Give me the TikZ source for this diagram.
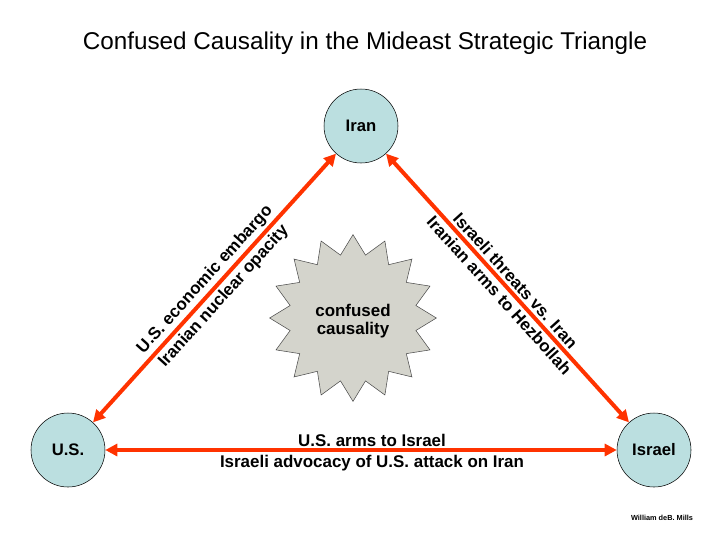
\documentclass[tikz,border=0pt]{standalone}
\usepackage{fontspec}
\setmainfont{Liberation Sans}
\usetikzlibrary{shapes.geometric,arrows.meta}
\definecolor{circ}{HTML}{BBDFE0}
\definecolor{arr}{HTML}{FF3300}
\definecolor{starc}{HTML}{D4D4CC}
\tikzset{
  country/.style={circle,draw=black,fill=circ,minimum size=55.5pt,inner sep=0pt,font=\fontsize{12.5}{14}\selectfont\bfseries},
  link/.style={draw=arr,line width=3pt,{Triangle[length=9pt,width=9pt]}-{Triangle[length=9pt,width=9pt]}},
  lbl/.style={font=\fontsize{12.7}{14}\selectfont\bfseries,inner sep=1pt}
}
\begin{document}
\begin{tikzpicture}[x=0.75pt,y=-0.75pt]
\useasboundingbox (0,0) rectangle (720,540);
\node[font=\fontsize{18.2}{21}\selectfont] (title) at (365,43) {Confused Causality in the Mideast Strategic Triangle};
\node[country] (iran) at (361,126) {Iran};
\node[country] (us) at (68,450) {U.S.};
\node[country] (isr) at (654,450) {Israel};
\node[star,star points=16,star point ratio=1.3,draw=black!70,fill=starc,minimum size=125pt,inner sep=0pt] (star) at (353,318) {};
\node[lbl,align=center] (starlbl) at (353,321) {confused\\causality};
\draw[link] (us) -- (iran) node[midway,sloped,above=1pt,lbl]{U.S. economic embargo} node[midway,sloped,below=1pt,lbl]{Iranian nuclear opacity};
\draw[link] (iran) -- (isr) node[midway,sloped,above=1pt,lbl]{Israeli threats vs. Iran} node[midway,sloped,below=1pt,lbl]{Iranian arms to Hezbollah};
\draw[link] (us) -- (isr);
\node[lbl] (b1) at (372,440) {U.S. arms to Israel};
\node[lbl] (b2) at (372,463) {Israeli advocacy of U.S. attack on Iran};
\node[font=\fontsize{5.5}{6}\selectfont\bfseries] (sig) at (662,518) {William deB. Mills};
\end{tikzpicture}
\end{document}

• • • • •

● **THE EXERCISE**: Return all of the data exactly as written, and drop the pictures.

● **CORRECT ANSWER**:
Give me the TikZ source for this diagram.
\documentclass[tikz,border=0pt]{standalone}
\usepackage{fontspec}
\setmainfont{Liberation Sans}
\usetikzlibrary{shapes.geometric,arrows.meta}
\definecolor{circ}{HTML}{BBDFE0}
\definecolor{arr}{HTML}{FF3300}
\definecolor{starc}{HTML}{D4D4CC}
\tikzset{
  country/.style={circle,draw=black,fill=circ,minimum size=55.5pt,inner sep=0pt,font=\fontsize{12.5}{14}\selectfont\bfseries},
  link/.style={draw=arr,line width=3pt,{Triangle[length=9pt,width=9pt]}-{Triangle[length=9pt,width=9pt]}},
  lbl/.style={font=\fontsize{12.7}{14}\selectfont\bfseries,inner sep=1pt}
}
\begin{document}
\begin{tikzpicture}[x=0.75pt,y=-0.75pt]
\useasboundingbox (0,0) rectangle (720,540);
\node[font=\fontsize{18.2}{21}\selectfont] (title) at (365,43) {Confused Causality in the Mideast Strategic Triangle};
\node[country] (iran) at (361,126) {Iran};
\node[country] (us) at (68,450) {U.S.};
\node[country] (isr) at (654,450) {Israel};
\node[star,star points=16,star point ratio=1.3,draw=black!70,fill=starc,minimum size=125pt,inner sep=0pt] (star) at (353,318) {};
\node[lbl,align=center] (starlbl) at (353,321) {confused\\causality};
\draw[link] (us) -- (iran) node[midway,sloped,above=1pt,lbl]{U.S. economic embargo} node[midway,sloped,below=1pt,lbl]{Iranian nuclear opacity};
\draw[link] (iran) -- (isr) node[midway,sloped,above=1pt,lbl]{Israeli threats vs. Iran} node[midway,sloped,below=1pt,lbl]{Iranian arms to Hezbollah};
\draw[link] (us) -- (isr);
\node[lbl] (b1) at (372,440) {U.S. arms to Israel};
\node[lbl] (b2) at (372,463) {Israeli advocacy of U.S. attack on Iran};
\node[font=\fontsize{5.5}{6}\selectfont\bfseries] (sig) at (662,518) {William deB. Mills};
\end{tikzpicture}
\end{document}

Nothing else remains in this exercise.